Thomas Almeida picked up his 16th knockout win on Saturday night, improving his professional record to a perfect 20-0. He also pocketed a cool $50,000 Performance of the Night check for his trouble, his fourth consecutive bonus in the UFC.

Using footwork and combinations, the young Brazilian made quick work of a very game Anthony Birchak, eventually finishing him with a straight right late in the first round that dropped Birchak like all the potato sacks in the world.

For those in the know, it was expected. Only once in his career has Almeida gone the full fifteen minutes, and that was more than a year ago. He fights hard, technically, and fast.

Afterwards Almeida celebrated the win, but he did so with the calm of a man who expected the result long before the opening bell. He knows he can knock these guys out, and his confidence builds with every violent explosion he unleashes on his opponents.

Now, at 4-0 in the UFC, fans and pundits alike are clamoring for bigger name competition for Almeida. Of his 20 victims, only three have Wikipedia pages (a completely unofficial metric for quality of opponents faced), and none have been ranked in the top ten.

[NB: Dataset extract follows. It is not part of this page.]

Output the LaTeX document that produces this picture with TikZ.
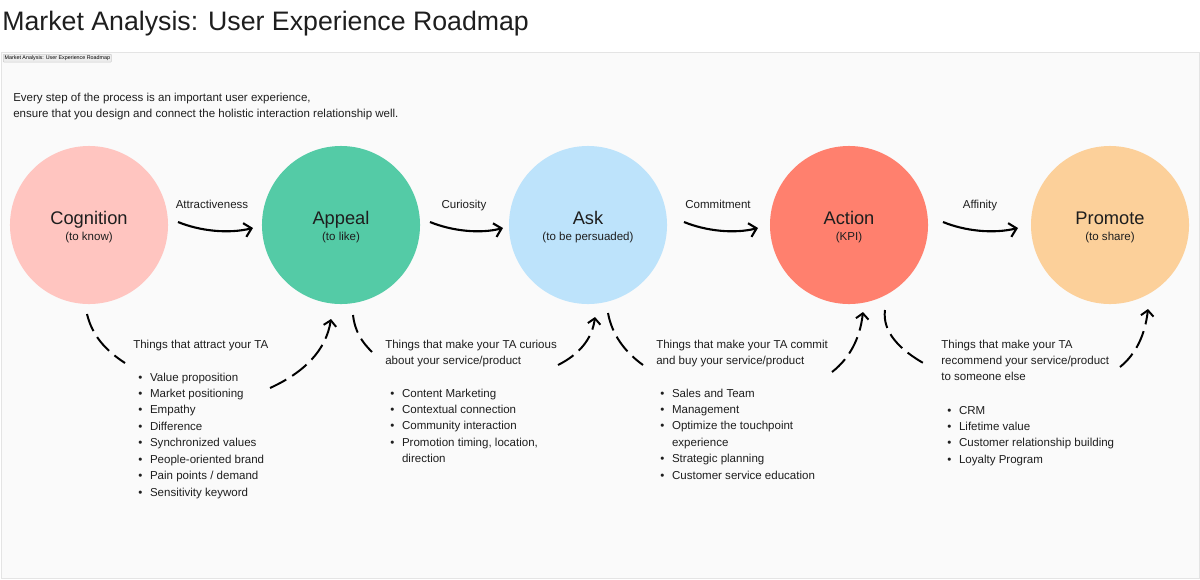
\documentclass[tikz,border=0pt]{standalone}
\usepackage{fontspec}
\setmainfont{Liberation Sans}
\usetikzlibrary{arrows.meta}
\definecolor{cogfill}{HTML}{FFC5C0}
\definecolor{appfill}{HTML}{54CBA6}
\definecolor{askfill}{HTML}{BDE3FB}
\definecolor{actfill}{HTML}{FF806E}
\definecolor{profill}{HTML}{FCD09A}
\definecolor{ink}{HTML}{1E1E1E}
\definecolor{panelbg}{HTML}{FAFAFA}
\definecolor{panelline}{HTML}{E4E4E4}
\newcommand{\notefont}{\fontsize{8.2}{11.7}\selectfont}

\begin{document}
\begin{tikzpicture}[x=0.025cm,y=-0.025cm,
  stage/.style={circle,inner sep=0,minimum size=3.95cm,draw=none},
  stagename/.style={anchor=base,inner sep=0,text=ink,font=\fontsize{13}{15}\selectfont},
  stagesub/.style={anchor=base,inner sep=0,text=ink,font=\notefont},
  note/.style={anchor=base west,inner sep=0,text=ink,font=\notefont},
  flow/.style={line width=1.5pt,-{Straight Barb[length=5pt,width=10pt]}},
  loopin/.style={line width=1.4pt,dash pattern=on 13pt off 5pt},
  loopout/.style={line width=1.4pt,dash pattern=on 13pt off 5pt,-{Straight Barb[length=4pt,width=9pt]}}]
\useasboundingbox (0,0) rectangle (1200,579);

% page and board
\node[anchor=base west,inner sep=0,text=ink,font=\fontsize{19}{22}\selectfont] (title) at (2,30)
  {Market Analysis: User Experience Roadmap};
\draw[panelline,fill=panelbg] (1,52) rectangle (1199,578);
\node[anchor=north west,inner sep=1pt,fill=black!7,draw=black!20,rounded corners=0.5pt,
  font=\fontsize{3.8}{4}\selectfont] (tab) at (3,54) {Market Analysis: User Experience Roadmap};
\node[note] (intro) at (13,101) {\begin{tabular}[t]{@{}l@{}}
  Every step of the process is an important user experience,\\
  ensure that you design and connect the holistic interaction relationship well.
  \end{tabular}};

% stages
\node[stage,fill=cogfill] (cog) at (89,225) {};
\node[stagename] (cogname) at (89,224) {Cognition};
\node[stagesub] (cogsub) at (89,240) {(to know)};
\node[stage,fill=appfill] (app) at (341,225) {};
\node[stagename] (appname) at (341,224) {Appeal};
\node[stagesub] (appsub) at (341,240) {(to like)};
\node[stage,fill=askfill] (ask) at (588,225) {};
\node[stagename] (askname) at (588,224) {Ask};
\node[stagesub] (asksub) at (588,240) {(to be persuaded)};
\node[stage,fill=actfill] (act) at (849,225) {};
\node[stagename] (actname) at (849,224) {Action};
\node[stagesub] (actsub) at (849,240) {(KPI)};
\node[stage,fill=profill] (pro) at (1110,225) {};
\node[stagename] (proname) at (1110,224) {Promote};
\node[stagesub] (prosub) at (1110,240) {(to share)};

% forward arrows
\node[stagesub] (attr) at (212,208) {Attractiveness};
\coordinate (f1a) at (178,222);
\coordinate (f1b) at (253,228);
\draw[flow] (f1a) .. controls (200,231) and (228,234) .. (f1b);
\node[stagesub] (curi) at (464,208) {Curiosity};
\coordinate (f2a) at (430,222);
\coordinate (f2b) at (503,228);
\draw[flow] (f2a) .. controls (452,231) and (480,234) .. (f2b);
\node[stagesub] (comm) at (718,208) {Commitment};
\coordinate (f3a) at (684,222);
\coordinate (f3b) at (758,228);
\draw[flow] (f3a) .. controls (706,231) and (734,234) .. (f3b);
\node[stagesub] (affi) at (980,208) {Affinity};
\coordinate (f4a) at (943,222);
\coordinate (f4b) at (1018,228);
\draw[flow] (f4a) .. controls (965,231) and (993,234) .. (f4b);

% loops under the stages
\coordinate (l1a) at (87,314);
\coordinate (l1b) at (125,363);
\draw[loopin] (l1a) .. controls (92,335) and (105,350) .. (l1b);
\coordinate (l1c) at (270,388);
\coordinate (l1d) at (331,319);
\draw[loopout] (l1c) .. controls (305,372) and (326,350) .. (l1d);

\coordinate (l2a) at (353,315);
\coordinate (l2b) at (372,352);
\draw[loopin] (l2a) .. controls (355,332) and (362,342) .. (l2b);
\coordinate (l2c) at (558,365);
\coordinate (l2d) at (595,317);
\draw[loopout] (l2c) .. controls (578,355) and (592,340) .. (l2d);

\coordinate (l3a) at (608,313);
\coordinate (l3b) at (643,365);
\draw[loopin] (l3a) .. controls (612,335) and (625,352) .. (l3b);
\coordinate (l3c) at (832,372);
\coordinate (l3d) at (863,312);
\draw[loopout] (l3c) .. controls (850,358) and (860,338) .. (l3d);

\coordinate (l4a) at (885,310);
\coordinate (l4b) at (925,364);
\draw[loopin] (l4a) .. controls (882,332) and (900,350) .. (l4b);
\coordinate (l4c) at (1120,367);
\coordinate (l4d) at (1148,309);
\draw[loopout] (l4c) .. controls (1136,354) and (1145,335) .. (l4d);

% notes
\node[note] (n1) at (133,348) {Things that attract your TA};
\node[note] (n1list) at (138,381) {\begin{tabular}[t]{@{}l@{\hspace{5.5pt}}l@{}}
  \textbullet & Value proposition\\
  \textbullet & Market positioning\\
  \textbullet & Empathy\\
  \textbullet & Difference\\
  \textbullet & Synchronized values\\
  \textbullet & People-oriented brand\\
  \textbullet & Pain points / demand\\
  \textbullet & Sensitivity keyword
  \end{tabular}};

\node[note] (n2) at (385,348) {\begin{tabular}[t]{@{}l@{}}
  Things that make your TA curious\\
  about your service/product
  \end{tabular}};
\node[note] (n2list) at (390,397) {\begin{tabular}[t]{@{}l@{\hspace{5.5pt}}l@{}}
  \textbullet & Content Marketing\\
  \textbullet & Contextual connection\\
  \textbullet & Community interaction\\
  \textbullet & Promotion timing, location,\\
  & direction
  \end{tabular}};

\node[note] (n3) at (656,348) {\begin{tabular}[t]{@{}l@{}}
  Things that make your TA commit\\
  and buy your service/product
  \end{tabular}};
\node[note] (n3list) at (660,397) {\begin{tabular}[t]{@{}l@{\hspace{5.5pt}}l@{}}
  \textbullet & Sales and Team\\
  \textbullet & Management\\
  \textbullet & Optimize the touchpoint\\
  & experience\\
  \textbullet & Strategic planning\\
  \textbullet & Customer service education
  \end{tabular}};

\node[note] (n4) at (941,348) {\begin{tabular}[t]{@{}l@{}}
  Things that make your TA\\
  recommend your service/product\\
  to someone else
  \end{tabular}};
\node[note] (n4list) at (947,414) {\begin{tabular}[t]{@{}l@{\hspace{5.5pt}}l@{}}
  \textbullet & CRM\\
  \textbullet & Lifetime value\\
  \textbullet & Customer relationship building\\
  \textbullet & Loyalty Program
  \end{tabular}};
\end{tikzpicture}
\end{document}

However, the slow burn approach might be best for Almeida. Not even 25 yet, a few more winnable fights would give the Brazilian more Octagon experience, while simultaneously allowing fans to get to know the fighter better.

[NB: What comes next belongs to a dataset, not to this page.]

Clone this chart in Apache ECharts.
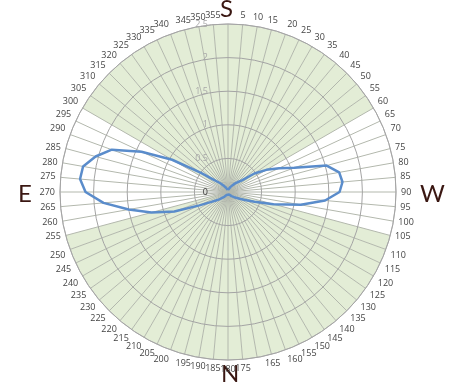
<!DOCTYPE html>
<html>
<head>
<meta charset="utf-8">
<script src="https://cdn.jsdelivr.net/npm/echarts@6/dist/echarts.min.js"></script>
<style>
  html, body { margin: 0; padding: 0; background: #fff; }
  #chart { width: 450px; height: 386px; }
</style>
</head>
<body>
<div id="chart"></div>
<script>
// bearing of each point (degrees, clockwise from top)
const angles = [
  0, 5, 10, 15, 20, 25, 30, 35, 40, 45, 50, 55,
  60, 65, 70, 75, 80, 85, 90, 95, 100, 105, 110, 115,
  120, 125, 130, 135, 140, 145, 150, 155, 160, 165, 170, 175,
  180, 185, 190, 195, 200, 205, 210, 215, 220, 225, 230, 235,
  240, 245, 250, 255, 260, 265, 270, 275, 280, 285, 290, 295,
  300, 305, 310, 315, 320, 325, 330, 335, 340, 345, 350, 355
]
// pattern value at each bearing
const values = [
  0.03, 0.03, 0.04, 0.05, 0.06, 0.08, 0.10, 0.13, 0.17, 0.21, 0.27, 0.48,
  0.66, 0.84, 1.05, 1.52, 1.68, 1.71, 1.66, 1.45, 1.10, 0.70, 0.42, 0.28,
  0.20, 0.15, 0.12, 0.10, 0.08, 0.06, 0.05, 0.04, 0.04, 0.04, 0.04, 0.04,
  0.04, 0.04, 0.04, 0.04, 0.04, 0.05, 0.06, 0.08, 0.10, 0.13, 0.17, 0.22,
  0.30, 0.47, 0.85, 1.18, 1.50, 1.86, 2.12, 2.21, 2.19, 2.04, 1.84, 1.42,
  0.96, 0.50, 0.30, 0.21, 0.16, 0.12, 0.09, 0.07, 0.05, 0.04, 0.03, 0.03
]
const radiusTicks = [0, 0.5, 1, 1.5, 2, 2.5]
// shaded sectors [from, to] clockwise
const shadedRanges = [[300, 60], [105, 255]]
// labels not shown in the original
const hiddenAngleLabels = [0, 170]

const green = '#e3edd6'
const inShade = (a) => shadedRanges.some(([from, to]) =>
  from < to ? a >= from && a <= to : a >= from || a <= to)
const sectorColors = angles.map((a) => (inShade(a + 2.5) ? green : 'rgba(255,255,255,0)'))

const points = angles.map((a, i) => [values[i], a])
points.push([values[0], 360])

const center = [228, 192]
const radius = 168
const rMin = radiusTicks[0]
const rMax = radiusTicks[radiusTicks.length - 1]

const chart = echarts.init(document.getElementById('chart'))

chart.setOption({
  animation: false,
  polar: [
    { center, radius },
    { center, radius },
  ],
  angleAxis: [
    {
      // background shading only
      polarIndex: 0,
      type: 'value',
      min: 0,
      max: 360,
      interval: 5,
      startAngle: 90,
      axisLine: { show: false },
      axisTick: { show: false },
      axisLabel: { show: false },
      splitLine: { show: false },
      splitArea: { show: true, areaStyle: { color: sectorColors } },
      z: 0,
    },
    {
      polarIndex: 1,
      type: 'value',
      min: 0,
      max: 360,
      interval: 5,
      startAngle: 90,
      clockwise: true,
      axisLine: { lineStyle: { color: '#b8b8b8', width: 1 } },
      axisTick: { show: false },
      axisLabel: {
        margin: 5,
        fontSize: 9,
        fontFamily: 'Open Sans',
        color: '#444',
        formatter: (v) => (hiddenAngleLabels.includes(v) || v >= 360 ? '' : String(v)),
      },
      splitLine: { lineStyle: { color: '#b3b8ad', width: 1 } },
      splitArea: { show: false },
      z: 2,
    },
  ],
  radiusAxis: [
    {
      polarIndex: 0,
      type: 'value',
      min: rMin,
      max: rMax,
      show: false,
    },
    {
      polarIndex: 1,
      type: 'value',
      min: rMin,
      max: rMax,
      interval: radiusTicks[1] - radiusTicks[0],
      axisLine: { show: false },
      axisTick: { show: false },
      axisLabel: {
        fontSize: 9,
        fontFamily: 'Open Sans',
        align: 'right',
        verticalAlign: 'middle',
        padding: [0, 12, 0, 0],
        color: (v) => (Number(v) === 0 ? '#333' : '#a8a8a8'),
      },
      splitLine: { lineStyle: { color: '#a4a4a4', width: 1 } },
      z: 3,
    },
  ],
  graphic: [
    { type: 'text', left: 220, top: -3, style: { text: 'S', font: '24px Lato', fill: '#3a1712' } },
    { type: 'text', left: 420, top: 182, style: { text: 'W', font: '24px Lato', fill: '#3a1712' } },
    { type: 'text', left: 221, top: 362, style: { text: 'N', font: '24px Lato', fill: '#3a1712' } },
    { type: 'text', left: 18, top: 182, style: { text: 'E', font: '24px Lato', fill: '#3a1712' } },
  ],
  series: [
    {
      type: 'line',
      coordinateSystem: 'polar',
      polarIndex: 1,
      data: points,
      symbol: 'none',
      lineStyle: { color: '#5a8ccb', width: 2.5 },
      z: 4,
    },
  ],
})
</script>
</body>
</html>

Low-hanging fruit can only be harvested for so long, though, before critics start to complain about “easy” fights. The UFC’s angle with Paige Van Zant has been criticized for the same reason; fans can only sit through so much before they start to feel like the company is protecting its potential stars from an embarrassing loss.

And Thomas Almeida has “potential star” written all over him. He’s handsome, he’s learning English, he commands a massive fan following out of his native Brazil, and, most importantly, he knocks dudes out cold. Imagining him holding the bantamweight belt gets guys like Dana White salivating.

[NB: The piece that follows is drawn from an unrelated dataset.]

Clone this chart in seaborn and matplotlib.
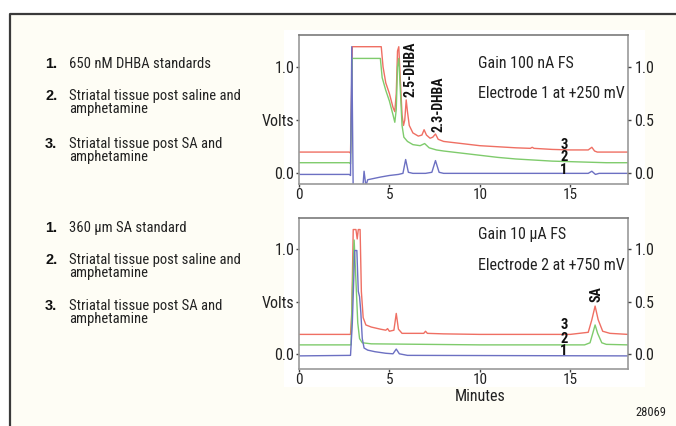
import matplotlib
matplotlib.use("Agg")
import matplotlib.pyplot as plt
import seaborn as sns
import numpy as np
from matplotlib.patches import Rectangle
from matplotlib.lines import Line2D
from matplotlib import font_manager

# ---------------- data ----------------
# Top panel (Electrode 1, +250 mV)
top_t3 = [0, 2.78, 2.85, 2.95, 4.55, 4.65, 4.8, 5.0, 5.2, 5.3, 5.38, 5.45, 5.52, 5.6, 5.7, 5.78, 5.85, 5.93, 6.0,
          6.1, 6.3, 6.6, 6.8, 6.92, 7.05, 7.25, 7.4, 7.55, 7.7, 8.0, 8.5, 9, 10, 11, 12, 12.8, 12.9, 13.0, 14, 15,
          16.0, 16.2, 16.35, 16.5, 17, 18.2]
top_v3 = [0.2, 0.2, 0.19, 1.19, 1.19, 1.0, 0.85, 0.75, 0.62, 0.58, 0.75, 1.15, 1.19, 0.9, 0.55, 0.45, 0.5, 0.69, 0.58,
          0.45, 0.38, 0.35, 0.36, 0.41, 0.36, 0.33, 0.34, 0.37, 0.32, 0.3, 0.29, 0.28, 0.26, 0.25, 0.24, 0.235, 0.245,
          0.235, 0.225, 0.22, 0.22, 0.245, 0.21, 0.2, 0.2, 0.2]
top_t2 = [0, 2.78, 2.85, 2.95, 4.5, 4.6, 4.8, 5.0, 5.2, 5.3, 5.38, 5.45, 5.52, 5.6, 5.7, 5.8, 6.0, 6.3, 6.7, 6.95,
          7.2, 7.6, 8, 9, 10, 11, 12, 13, 14, 15, 16, 17, 18.2]
top_v2 = [0.1, 0.1, 0.09, 1.08, 1.08, 0.9, 0.78, 0.68, 0.55, 0.48, 0.6, 1.0, 1.08, 0.8, 0.45, 0.34, 0.3, 0.27, 0.26,
          0.28, 0.24, 0.22, 0.21, 0.19, 0.17, 0.15, 0.135, 0.125, 0.115, 0.11, 0.105, 0.1, 0.1]
top_t1 = [0, 2.78, 2.85, 2.92, 3.0, 3.5, 3.6, 3.7, 3.8, 4.5, 5.0, 5.5, 5.75, 5.9, 6.05, 6.3, 7.0, 7.35, 7.55, 7.75,
          8.0, 10, 15, 16.0, 16.2, 16.4, 16.6, 18.2]
top_v1 = [-0.01, -0.01, -0.02, 1.19, -0.2, -0.2, 0.02, -0.12, -0.06, -0.035, -0.02, -0.01, 0.0, 0.13, 0.01, 0.0, 0.0,
          0.01, 0.12, 0.01, 0.0, 0.0, 0.0, 0.0, 0.02, -0.01, 0.0, 0.0]

# Bottom panel (Electrode 2, +750 mV)
bot_t3 = [0, 2.85, 2.92, 3.0, 3.15, 3.22, 3.28, 3.38, 3.45, 3.55, 3.7, 4.0, 4.5, 4.8, 4.9, 5.0, 5.25, 5.38, 5.5, 5.7,
          6.0, 6.9, 7.0, 7.1, 8, 10, 15, 16.0, 16.2, 16.38, 16.55, 16.8, 17.2, 18.2]
bot_v3 = [0.19, 0.19, 0.4, 1.19, 1.19, 1.1, 1.19, 1.19, 0.6, 0.35, 0.28, 0.26, 0.24, 0.23, 0.245, 0.22, 0.23, 0.39,
          0.24, 0.2, 0.2, 0.2, 0.22, 0.2, 0.195, 0.19, 0.19, 0.21, 0.33, 0.46, 0.33, 0.22, 0.2, 0.19]
bot_t2 = [0, 2.88, 2.95, 3.05, 3.15, 3.25, 3.35, 3.5, 4.0, 10, 15.8, 16.1, 16.25, 16.38, 16.52, 16.75, 17.0, 18.2]
bot_v2 = [0.09, 0.09, 0.6, 1.09, 0.7, 0.3, 0.15, 0.11, 0.1, 0.09, 0.09, 0.11, 0.2, 0.28, 0.2, 0.11, 0.095, 0.09]
bot_t1 = [0, 2.85, 2.95, 3.08, 3.2, 3.28, 3.35, 3.42, 3.5, 3.6, 3.8, 4.2, 4.8, 5.2, 5.38, 5.55, 6.0, 18.2]
bot_v1 = [-0.015, -0.01, 0.3, 0.99, 0.99, 0.6, 0.55, 0.4, 0.15, 0.06, 0.04, 0.025, 0.01, 0.005, 0.05, 0.005, -0.01,
          -0.015]

x_ticks = [0, 5, 10, 15]
y_ticks = [0.0, 0.5, 1.0]
left_tick_labels = ["0.0", "Volts", "1.0"]
right_tick_labels = ["0.0", "0.5", "1.0"]
trace_labels = ["1", "2", "3"]

top_legend = ["650 nM DHBA standards",
              "Striatal tissue post saline and\namphetamine",
              "Striatal tissue post SA and\namphetamine"]
bot_legend = ["360 µm SA standard",
              "Striatal tissue post saline and\namphetamine",
              "Striatal tissue post SA and\namphetamine"]

RED = "#ef6f63"
GREEN = "#7fcb6c"
BLUE = "#6c70c2"

# ---------------- style ----------------
sns.set_theme(style="white")

# pick a condensed sans font if one is installed
names = sorted({f.name for f in font_manager.fontManager.ttflist})
cond = None
for pref in ["Liberation Sans Narrow", "DejaVu Sans Condensed", "Roboto Condensed", "Open Sans Condensed",
             "Noto Sans Condensed"]:
    if pref in names:
        cond = pref
        break
if cond is None:
    for n in names:
        if "Narrow" in n or "Condensed" in n:
            cond = n
            break
STRETCH = "normal"
if cond is None:
    cond = "DejaVu Sans"
    STRETCH = "condensed"
FONT = [cond, "Liberation Sans", "DejaVu Sans"]
plt.rcParams["font.family"] = FONT
plt.rcParams["font.stretch"] = STRETCH

W, H = 676, 426
fig = plt.figure(figsize=(W / 100, H / 100), dpi=100)
fig.patch.set_facecolor("white")


def px(x, y):
    return x / W, 1 - y / H


# cream frame and white panel
fig.patches.append(Rectangle(px(10, 440), (W + 20) / W, (440 - 13) / H, transform=fig.transFigure,
                             facecolor="#fefdf5", edgecolor="none", zorder=-3))
fig.patches.append(Rectangle(px(284, 387), (645 - 284) / W, (387 - 30) / H, transform=fig.transFigure,
                             facecolor="white", edgecolor="none", zorder=-2))
fig.lines.append(Line2D([10 / W, 10 / W, 1.02], [-0.02, 1 - 13.5 / H, 1 - 13.5 / H], transform=fig.transFigure,
                        color="#3a3a3a", lw=1.6))


def make_axes(top, bottom, ylim):
    ax = fig.add_axes([299 / W, 1 - bottom / H, (628 - 299) / W, (bottom - top) / H])
    ax.set_facecolor("white")
    ax.set_xlim(0, 18.2)
    ax.set_ylim(*ylim)
    for s in ax.spines.values():
        s.set_color("#9a9a9a")
        s.set_linewidth(1.2)
        s.set_visible(True)
    ax.spines["top"].set_color("#7a7a7a")
    ax.set_xticks(x_ticks)
    ax.set_xticklabels([str(v) for v in x_ticks])
    ax.set_yticks(y_ticks)
    ax.set_yticklabels(left_tick_labels)
    ax.tick_params(axis="y", direction="out", length=2, width=1, color="#444444",
                   labelsize=11.5, labelcolor="#222222", pad=1.5, left=True)
    ax.tick_params(axis="x", direction="out", length=2, width=1, color="#444444",
                   labelsize=11, labelcolor="#222222", pad=1, bottom=True)
    ax.set_xlabel("")
    ax.set_ylabel("")
    axr = ax.twinx()
    axr.set_ylim(*ylim)
    axr.set_yticks(y_ticks)
    axr.set_yticklabels(right_tick_labels)
    axr.tick_params(axis="y", direction="out", length=2, width=1, color="#444444", labelsize=11.5,
                    labelcolor="#222222", pad=2.5, right=True)
    for s in axr.spines.values():
        s.set_visible(False)
    axr.grid(False)
    return ax


ax1 = make_axes(35, 184, (-0.1, 1.3))
ax2 = make_axes(218, 369, (-0.14, 1.3))

for ax, series in [(ax1, [(top_t3, top_v3, RED), (top_t2, top_v2, GREEN), (top_t1, top_v1, BLUE)]),
                   (ax2, [(bot_t3, bot_v3, RED), (bot_t2, bot_v2, GREEN), (bot_t1, bot_v1, BLUE)])]:
    for t, v, c in series:
        sns.lineplot(x=t, y=v, ax=ax, color=c, lw=1.0, estimator=None, sort=False)
    ax.set_xlabel("")
    ax.set_ylabel("")

# trace number labels
for ax, ys in [(ax1, [0.03, 0.15, 0.27]), (ax2, [0.03, 0.15, 0.28])]:
    for lab, y in zip(trace_labels, ys):
        ax.text(14.65, y, lab, ha="center", va="center", fontsize=10.5, fontweight="bold", color="#111111")

# annotations
ax1.text(9.9, 1.03, "Gain 100 nA FS", fontsize=11.5, color="#222222", va="center", ha="left")
ax1.text(9.9, 0.75, "Electrode 1 at +250 mV", fontsize=11.5, color="#222222", va="center", ha="left")
ax2.text(9.9, 1.14, "Gain 10 µA FS", fontsize=11.5, color="#222222", va="center", ha="left")
ax2.text(9.9, 0.85, "Electrode 2 at +750 mV", fontsize=11.5, color="#222222", va="center", ha="left")
ax1.text(6.17, 0.72, "2.5-DHBA", rotation=90, fontsize=10, fontweight="bold", ha="center", va="bottom",
         color="#111111")
ax1.text(7.74, 0.39, "2.3-DHBA", rotation=90, fontsize=10, fontweight="bold", ha="center", va="bottom",
         color="#111111")
ax2.text(16.45, 0.5, "SA", rotation=90, fontsize=10, fontweight="bold", ha="center", va="bottom",
         color="#111111")
ax2.text(10.0, -0.33, "Minutes", fontsize=11.5, ha="center", va="top", color="#222222")


# left legend texts
def legend_block(items, ys):
    for i, (txt, y) in enumerate(zip(items, ys)):
        fig.text(45 / W, 1 - y / H, f"{i + 1}.", fontsize=10.5, fontweight="bold", color="#111111",
                 va="top", ha="left", fontstretch="normal", family=["Liberation Sans", "DejaVu Sans"])
        fig.text(69 / W, 1 - y / H, txt, fontsize=10.5, color="#222222", va="top", ha="left", linespacing=0.95)


legend_block(top_legend, [57, 89, 137])
legend_block(bot_legend, [221, 253, 299])

fig.text(666 / W, 1 - 413 / H, "28069", fontsize=9, color="#222222", ha="right", va="center")

fig.savefig("out.png", dpi=100, facecolor=fig.get_facecolor())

We have to be careful, though. This isn’t uncharted territory; MMA has a bad habit of building stars up only to dismiss them after their inevitable first UFC loss.

The true litmus test of any burgeoning star is the “wrestler question”. If Almeida can get past a Raphael Assuncao or Urijah Faber with the same relative ease he’s managed thus far, then it will be time to start clamoring for a title fight against whoever’s holding the belt.

The danger, of course, in giving Almeida a fight against a tough vet like Faber or Assuncao is the chance he could lose. As fans, we should almost prepare ourselves for an Almeida loss, if only to temper our disappointment afterwards. Losing is a fact of life in MMA, and few, if any, manage to escape with their perfect record intact.

In the meantime, though, let’s just sit back and enjoy the artistic violence that Almeida embodies; it’s not every day we get to see a talent such as his in its prime.